3 A. JMS’s Work for the District The District contracted with the general contractor Bernards Bros., Inc. (Bernards) to construct a new facility. In Bernards’s bid to the District for this work, it listed JMS as the subcontractor to install the heating, ventilation, and air conditioning system at the facility, per division 23 of the project specifications (the HVAC Specification). JMS holds a C-20 California contractor’s license to perform “warm-air heating, ventilating and air-conditioning” work. (Capitalization omitted.) Bernards and JMS entered into a subcontractor agreement in November 2014, and JMS commenced work in April 2015. The scheduled payment for all work JMS was to perform under the subcontract is approximately $8.2 million.

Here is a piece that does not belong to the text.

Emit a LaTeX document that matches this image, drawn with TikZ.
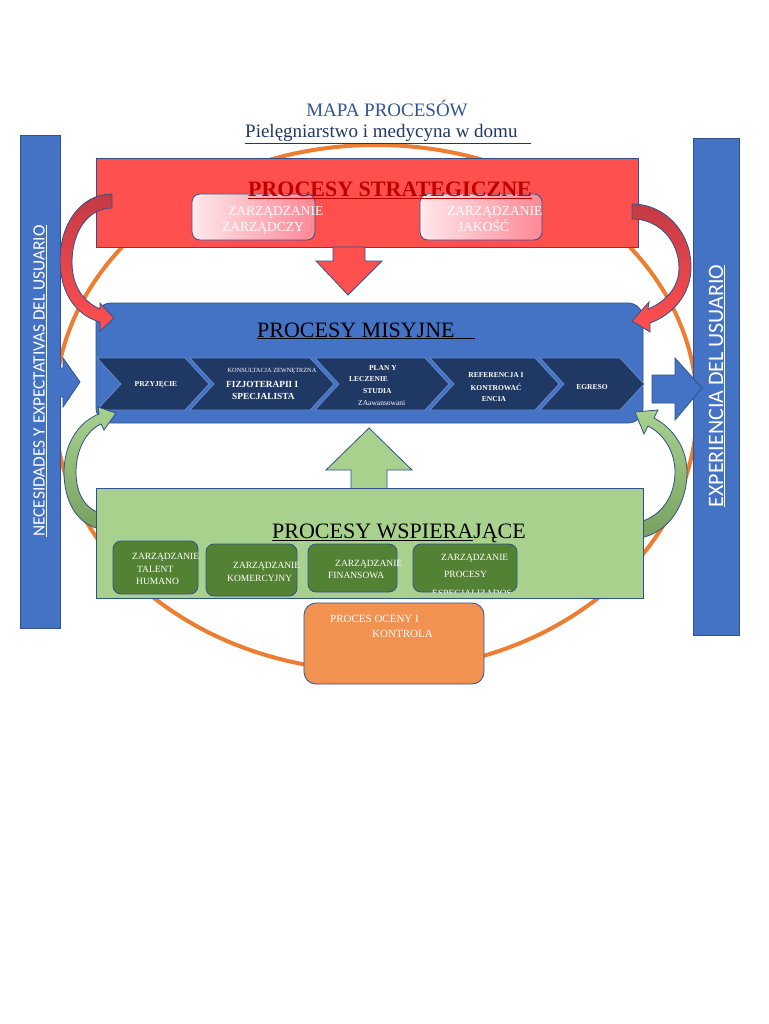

B. Bernards’s Substitution Request and the Substitution Hearing On March 30, 2016, Bernards requested in writing that the District permit it to “substitute another [s]ubcontractor for JMS” because JMS had “failed or refused to perform its subcontract obligations and may not be properly licensed for a portion of its work pursuant to the [c]ontractors [l]icense [l]aw.” Bernards cited section 4107 subdivisions (a)(3) and (a)(6) as the statutory bases for its request, but provided no further detail. (Ibid.) The District forwarded a copy of the request to JMS that same day. In an April 5, 2016 letter to the District, JMS objected to Bernards’s request. This objection triggered JMS’s right to a section 4107 substitution hearing. (See § 4107.) On April 12, 2016, the District proposed a hearing date of April 18, identified the “[h]earing [o]fficer” as Greg Brown, and set forth time limitations for the hearing. Brown is the facilities manager

4 for Santa Monica Community College and thus “generally knowledgeable about the [p]roject.” JMS objected to the April 18 date and the proposed time restrictions, and requested the District reschedule the hearing to no earlier than May 2. The District ultimately rescheduled the hearing for May 6, 2016. Brown informed the parties in advance that the hearing would be limited to two hours and that neither “[t]echnical rules of evidence” nor a right to cross-examine witnesses would apply. At Brown’s invitation, JMS and Bernards each submitted written statements detailing their positions. Brown set no page limits on these statements, nor did he restrict the number of exhibits or written witness statements the parties could submit. In JMS’s April 25, 2016 “Statement of Position,” JMS denied that it had refused to perform any work. As to Bernards’s claim that JMS lacked the proper license to do “a portion of ” work, JMS assumed that the claim related to the hydronic plumbing work listed in the HVAC Specification. JMS contended that this claim lacked merit because JMS’s C-20 HVAC license covered such plumbing work as “incidental and supplemental” or “essential” to HVAC work. JMS relied on Business and Professions Code section 7059, permitting specialty contractors to perform work that is “incidental and supplemental to the performance of the work in the craft for which the specialty contractor is licensed,” (Bus. & Prof. Code, § 7059, subd. (a)), as well as a California State Licensing Board (CSLB) regulation that defines “incidental and supplemental” as “essential to accomplish the work in which the contractor is classified.” (Cal. Code Regs., tit.